Deep Dive: How the Court Reached Its Decision
Intent to Create an Inter Vivos Trust
The court determined that Jerome J. Cate's handwritten document expressed a clear intent to establish an inter vivos trust. This conclusion was drawn from the language used in the document, particularly the phrase “do hereby sell, assign and convey,” which suggested a present transfer of interest rather than a future testamentary disposition. The court noted that the document was titled "Irrevocable Trust Reserving Income For Life," indicating Jerry's intention to create a trust effective during his lifetime. The irrevocable nature of the document, coupled with Jerry's reservation of a life interest, further supported the interpretation that the trust was intended to operate inter vivos, meaning it would take effect while Jerry was still alive and not upon his death.
Failure to Transfer Trust Property
Despite the intent to create an inter vivos trust, the court found that the trust was invalid because Jerry did not transfer the mineral interests to the trust or deliver the trust property to the trustee, Shannon Cate-Schweyen, during his lifetime. Under Montana law, an inter vivos trust requires a transfer of the property to the trustee to be enforceable. The absence of any action by Jerry to convey the mineral interests to the trust meant that the legal requirements for creating an inter vivos trust were not met. The court emphasized that a mere expression of intent to create a trust is insufficient without the corresponding transfer of the trust property to make the trust effective.
Testamentary Trust Requirements
The court also addressed whether the document could be considered a testamentary trust, which would need to comply with the statutory requirements for a will and take effect only upon the testator's death. The court found that the document did not meet these criteria, as it lacked the revocability typically associated with testamentary dispositions and did not express an intention to defer the trust's effect until Jerry's death. The language used in the document suggested that Jerry intended the trust to take effect immediately, which is contrary to the nature of a testamentary trust. Therefore, the court concluded that the document could not be classified as a testamentary trust.
Rejection of a Resulting Trust
Shannon argued for the imposition of a resulting trust to achieve an equitable outcome based on Jerry's clear intent. However, the court rejected this argument, noting that a resulting trust typically occurs when a trust fails, and the property reverts to the trustor or their estate.
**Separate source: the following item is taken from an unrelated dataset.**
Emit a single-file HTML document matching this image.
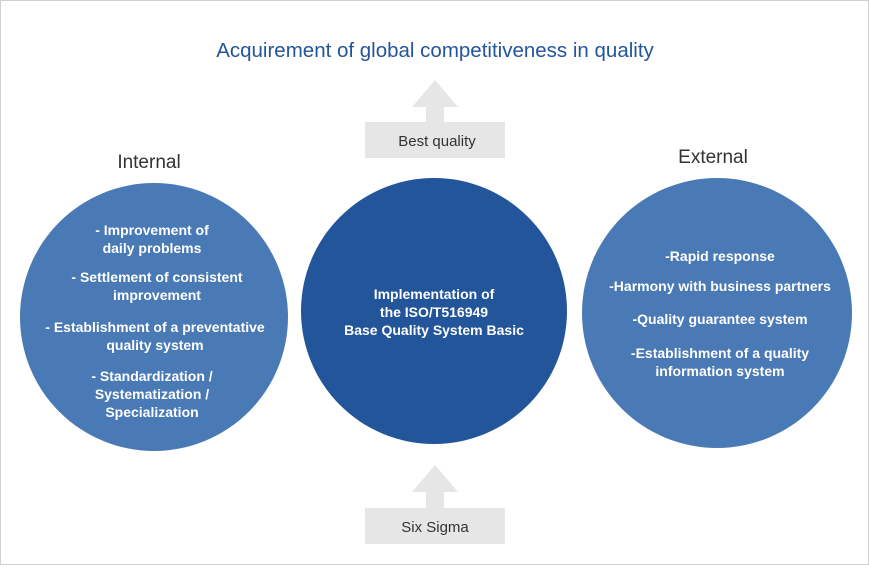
<!DOCTYPE html>
<html><head><style>
body{margin:0;width:869px;height:565px;background:#fff;overflow:hidden;font-family:"Liberation Sans","Noto Sans CJK KR",sans-serif}
</style></head><body>
<svg width="869" height="565" xmlns="http://www.w3.org/2000/svg" font-family="Liberation Sans, Noto Sans CJK KR, sans-serif">
<rect x="0.5" y="0.5" width="868" height="564" fill="#fff" stroke="#d0d0d0"/>
<text x="435" y="57" text-anchor="middle" font-size="20.5" fill="#23559a">Acquirement of global competitiveness in quality</text>
<polygon points="435,80 458,107 444,107 444,122 426,122 426,107 412,107" fill="#e6e6e6"/>
<rect x="365" y="122" width="140" height="36" fill="#e6e6e6"/>
<text x="437" y="146" text-anchor="middle" font-size="15" fill="#333">Best quality</text>
<polygon points="435,465 458,492 444,492 444,508 426,508 426,492 412,492" fill="#e6e6e6"/>
<rect x="365" y="508" width="140" height="36" fill="#e6e6e6"/>
<text x="435" y="532" text-anchor="middle" font-size="15" fill="#333">Six Sigma</text>
<text x="149" y="168" text-anchor="middle" font-size="19" fill="#333">Internal</text>
<text x="713" y="163" text-anchor="middle" font-size="19" fill="#333">External</text>
<circle cx="154" cy="317" r="134" fill="#4a7ab5"/>
<circle cx="434" cy="311" r="133" fill="#23559a"/>
<circle cx="717" cy="313" r="135" fill="#4a7ab5"/>
<g fill="#fff" font-size="14" font-weight="bold" text-anchor="middle">
<text x="152" y="235">- Improvement of</text>
<text x="152" y="253">daily problems</text>
<text x="157" y="282">- Settlement of consistent</text>
<text x="157" y="300">improvement</text>
<text x="155" y="332">- Establishment of a preventative</text>
<text x="155" y="350">quality system</text>
<text x="152" y="381">- Standardization /</text>
<text x="152" y="399">Systematization /</text>
<text x="152" y="417">Specialization</text>
<text x="434" y="299">Implementation of</text>
<text x="434" y="317">the ISO/T516949</text>
<text x="434" y="335">Base Quality System Basic</text>
<text x="720" y="261">-Rapid response</text>
<text x="720" y="291">-Harmony with business partners</text>
<text x="720" y="324">-Quality guarantee system</text>
<text x="720" y="358">-Establishment of a quality</text>
<text x="720" y="376">information system</text>
</g>
</svg>
</body></html>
Since Jerry's intent to create an inter vivos trust was not executed through the necessary transfer of property, the court concluded that imposing a resulting trust would effectively result in the same outcome as concluding no trust existed: the property would remain part of Jerry's estate. The court found no basis for a resulting trust given the circumstances and the lack of legal requirements being satisfied.
Conclusion of the Court's Reasoning
Ultimately, the court held that the handwritten document failed as an enforceable trust because it did not satisfy the legal requirements for either an inter vivos trust or a testamentary trust. The absence of a property transfer to the trust during Jerry's lifetime rendered the trust invalid, and the court declined to impose a resulting trust. As a result, the mineral interests remained part of Jerry's estate, and the District Court erred in awarding summary judgment in favor of Shannon. The Montana Supreme Court reversed the lower court's decision, emphasizing the necessity for a clear transfer of property to establish an enforceable trust.